The red zone: 128 bytes below RSP are reserved as a leaf-function scratch area that signal handlers will not clobber. The kernel does not honor the red zone for interrupt frames, which is why kernel and -mno-red-zone exists.

Variadic functions require AL/RAX to contain the count of XMM registers used (0 to 8) before the call so callees know how to spill them.

Callee-saved registers: RBX, RBP, RSP, R12, R13, R14, R15. Caller-saved: everything else, including all XMM/YMM/ZMM.

§3 Platform coverage (May 2026)

Linux x86_64 (every distribution since ~2003), FreeBSD/OpenBSD/NetBSD, illumos, Solaris, Haiku, and macOS through Rosetta 2 and on Intel Macs (the latter group is shrinking but still ships). The Linux ELF psABI is the canonical implementation. macOS additions on top of SysV:

Symbols are prefixed with a leading underscore (_main, not main).
Syscalls use syscall with class-prefixed numbers (0x2000000 | nr); user code generally calls libsystem rather than raw syscalls.
The position-independent ABI is mandatory (PIE on by default since 10.7).
Mach-O LC_BUILD_VERSION load command carries the deployment target. There is no equivalent in SysV-ELF; ELF uses .note sections and SONAME for similar plumbing.

FreeBSD on amd64 uses the SysV ABI exactly. OpenBSD diverges only in tightening: W^X enforcement, stack-protector mandatory, RELRO required.

§4 Current status (May 2026)

The psABI gets minor revisions every few months on GitLab.

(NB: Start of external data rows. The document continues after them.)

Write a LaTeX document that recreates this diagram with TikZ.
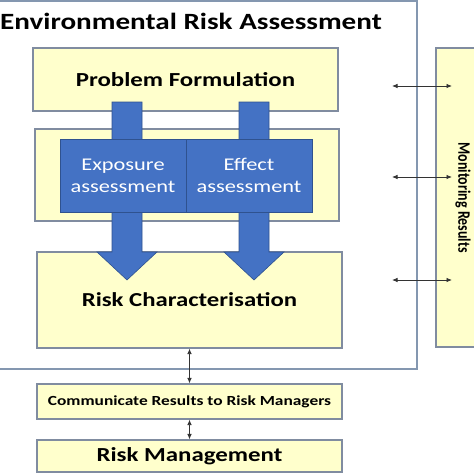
\documentclass[tikz,border=0pt]{standalone}
\usepackage{fontspec}
\setmainfont[FakeStretch=1.25]{Carlito}
\newfontfamily\monfont{Carlito}
\usetikzlibrary{arrows.meta}
\definecolor{boxyellow}{RGB}{255,255,204}
\definecolor{boxedge}{RGB}{128,140,160}
\definecolor{outeredge}{RGB}{132,151,176}
\definecolor{blueA}{RGB}{68,114,196}
\definecolor{blueE}{RGB}{47,82,143}
\tikzset{
  ybox/.style={draw=boxedge, fill=boxyellow, line width=1.1pt, rectangle, inner sep=0pt, font=\bfseries},
  bbox/.style={draw=blueE, fill=blueA, line width=0.8pt, rectangle, inner sep=0pt, text=white, align=center},
  barrow/.style={draw=blueE, fill=blueA, line width=0.6pt},
  dbl/.style={{Latex[length=5.5pt,width=4.5pt]}-{Latex[length=5.5pt,width=4.5pt]}, line width=0.8pt, draw=black!80}
}
\begin{document}
\begin{tikzpicture}[x=1pt,y=-1pt]
\useasboundingbox (0,0) rectangle (474,474);
\fill[white] (0,0) rectangle (474,474);
% outer ERA box
\node[draw=outeredge, line width=1.2pt, rectangle, minimum width=421pt, minimum height=368pt, inner sep=0pt] (era) at (206.5,185) {};
\node[anchor=base, font=\bfseries\fontsize{23.3}{26}\selectfont] (title) at (191,29) {Environmental Risk Assessment};
% monitoring box
\node[ybox, minimum width=48pt, minimum height=299pt] (mon) at (460,197.5) {};
\node[rotate=-90, font=\monfont\bfseries\fontsize{14}{16}\selectfont] (montext) at (463,197.5) {\scalebox{1}[1.25]{Monitoring Results}};
% yellow boxes
\node[ybox, minimum width=305pt, minimum height=63pt, font=\bfseries\fontsize{19.9}{22}\selectfont] (pf) at (185.5,79.5) {Problem Formulation};
\node[ybox, minimum width=304pt, minimum height=92pt] (mid) at (187,175) {};
\node[ybox, minimum width=305pt, minimum height=96pt, font=\bfseries\fontsize{19.8}{22}\selectfont] (rc) at (189.5,300) {Risk Characterisation};
\node[ybox, minimum width=305pt, minimum height=35pt, font=\bfseries\fontsize{13.9}{16}\selectfont] (comm) at (189.5,401.5) {Communicate Results to Risk Managers};
\node[ybox, minimum width=305pt, minimum height=32pt, font=\bfseries\fontsize{19.9}{22}\selectfont] (rm) at (189.5,456) {Risk Management};
% blue block arrows
\path[barrow] (112,102) -- (142,102) -- (142,252) -- (157,252) -- (127,280) -- (97,252) -- (112,252) -- cycle;
\path[barrow] (239,102) -- (269,102) -- (269,252) -- (284,252) -- (254,280) -- (224,252) -- (239,252) -- cycle;
% blue boxes
\node[bbox, minimum width=126pt, minimum height=73pt, font=\fontsize{17.9}{22}\selectfont] (expo) at (123,175.5) {Exposure\\assessment};
\node[bbox, minimum width=126pt, minimum height=73pt, font=\fontsize{17.9}{22}\selectfont] (effe) at (249,175.5) {Effect\\assessment};
% double arrows
\draw[dbl] (rc.south) -- (comm.north);
\draw[dbl] (comm.south) -- (rm.north);
\coordinate (h1a) at (392,86);  \coordinate (h1b) at (452,86);
\coordinate (h2a) at (392,177); \coordinate (h2b) at (452,177);
\coordinate (h3a) at (392,280); \coordinate (h3b) at (452,280);
\draw[dbl] (h1a) -- (h1b);
\draw[dbl] (h2a) -- (h2b);
\draw[dbl] (h3a) -- (h3b);
\end{tikzpicture}
\end{document}
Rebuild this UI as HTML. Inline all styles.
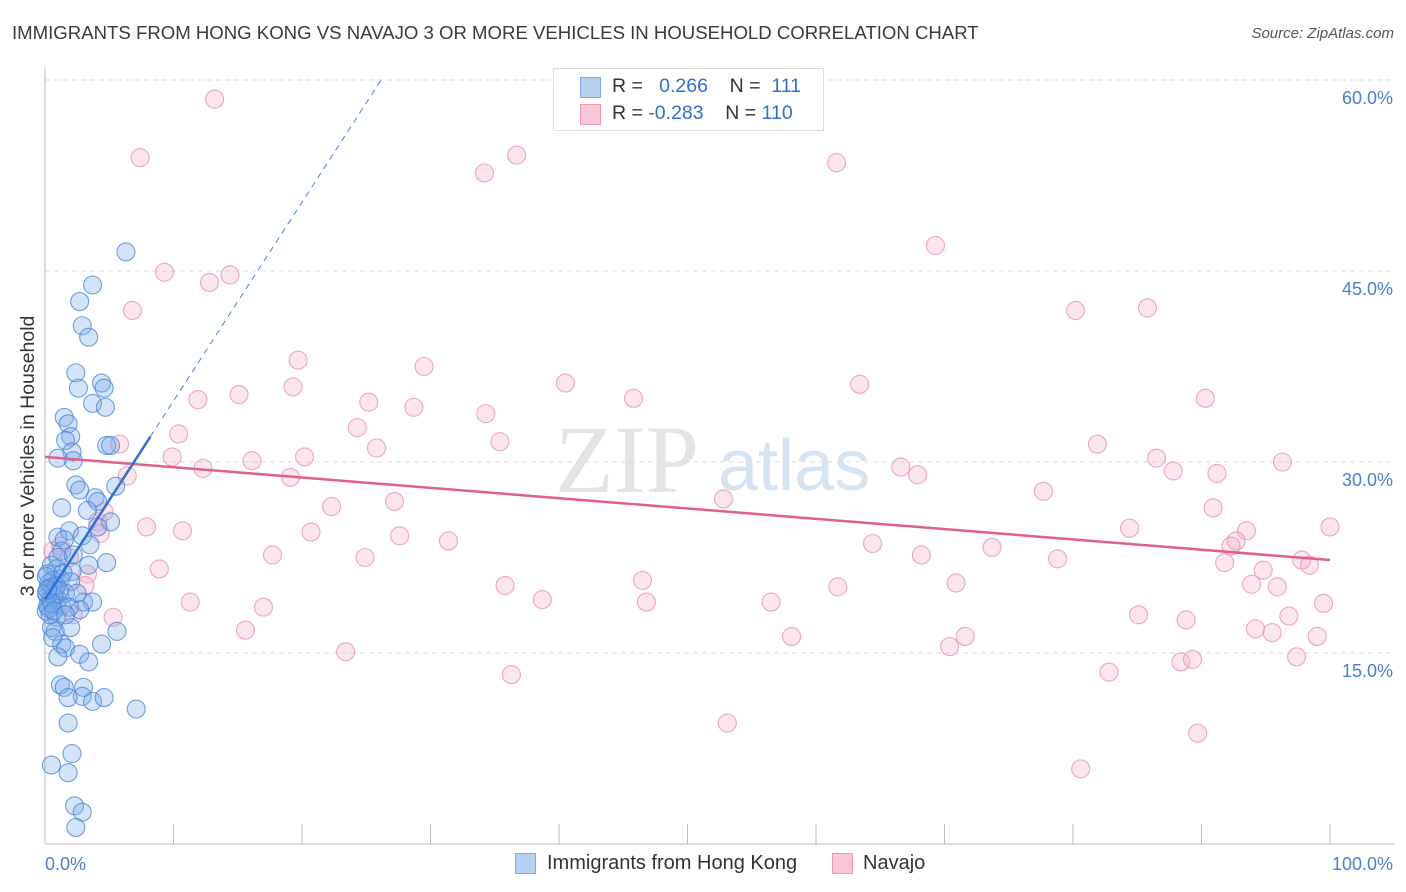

Recent changes include AVX-512 classification rules, AMX tile types, and (in 2025) the Intel APX prefix encoding plus EGPRs.

Intel APX (Advanced Performance Extensions) added 16 new general-purpose registers (R16 to R31), a new REX2 prefix (0xD5), three-operand new-data-destination forms, conditional load/store/compare, NF (no-flags), zero-upper SETcc, PUSH2/POP2, and a 64-bit absolute jump. APX EGPRs are all caller-saved in the launch ABI. As of May 2026 the APX-aware silicon (Nova Lake on the client side, Diamond Rapids on the server side) is shipping or about to ship. GCC 14 added foundation support, GCC 15 added -march=diamondrapids, and Linux 6.16+ has KVM patches landed for guest APX state. XSAVE for APX reuses the deprecated MPX state area (XCR0[19]).

AVX10 is in the same wave: a versioned vector ISA that unifies AVX-512 capabilities across client and server. AVX10.2 ships with Diamond Rapids.

The red zone, syscall conventions, and the six-register integer convention have not changed.

§5 Engineering cost for Mochi

A SysV backend is the cheapest first target. Mochi can:

Pick an existing Go assembler (Go's own asm via cmd/internal/obj/x86), an external as, or emit pure machine code into an ELF.
Use Go's debug/elf to write objects (with the elf.NewFile reader being more developed than the writer, but cmd/link/internal/loadelf exists).
Rely on system ld/lld for final linking, at least in Phase 1.

The must-have surface: integer arg classification, SSE arg classification, MEMORY return for big structs, 16-byte stack alignment, callee-saved register spilling, variadic AL convention. The nice-to-have: APX EGPRs, AVX-512 classification, x32 (sub)ABI. Mochi can entirely skip APX/AVX10/AMX in Phase 1 and still produce competitive binaries.

Cross-compiling from any host to x86_64-linux-gnu, x86_64-apple-darwin, x86_64-unknown-freebsd is well supported by Zig's CC frontend, LLVM, and Go's own assembler. Mochi's compiler is in Go, so calling out to go tool asm and go tool link is feasible.

§6 Mochi adaptation note

In compiler3, the planned backend/native/x86_64 package would consume the typed-IR produced after the arena-IR pass (per MEP-40 phase 1 work in runtime/vm3) and lower it to instructions. The 8-byte Cell handle from MEP-40 fits perfectly in a single GPR, so most Mochi values pass in RDI/RSI/RDX/RCX/R8/R9 without classification gymnastics. Aggregates wider than 16 bytes (lists, maps, strings as triplets) will need a small ABI lowering pass.

The runtime/vm3 arena allocator stays in-process; nothing about SysV constrains its memory layout. Stack frames for compiled functions should keep RBP threaded so SysV unwinders (and Go's runtime, if Mochi ever hosts) work.

§7 Open questions for MEP-42

Does Mochi target SysV on Linux only, or also FreeBSD/OpenBSD in Phase 1? Phase 1 should at minimum include Linux x86_64 because it is the cheapest target with the largest test surface.
APX support: ship in Phase 1 (low value, narrow hardware) or defer? Recommend defer until 2027.
Linker choice: invoke system ld/lld, or vendor mold/lld source? Recommend invoking system linker in Phase 1 to ship faster, with a path to in-process linking later.
Red-zone usage: emit -mno-red-zone style code (safe under kernels) or assume userspace? Recommend userspace red-zone use, with a flag to disable.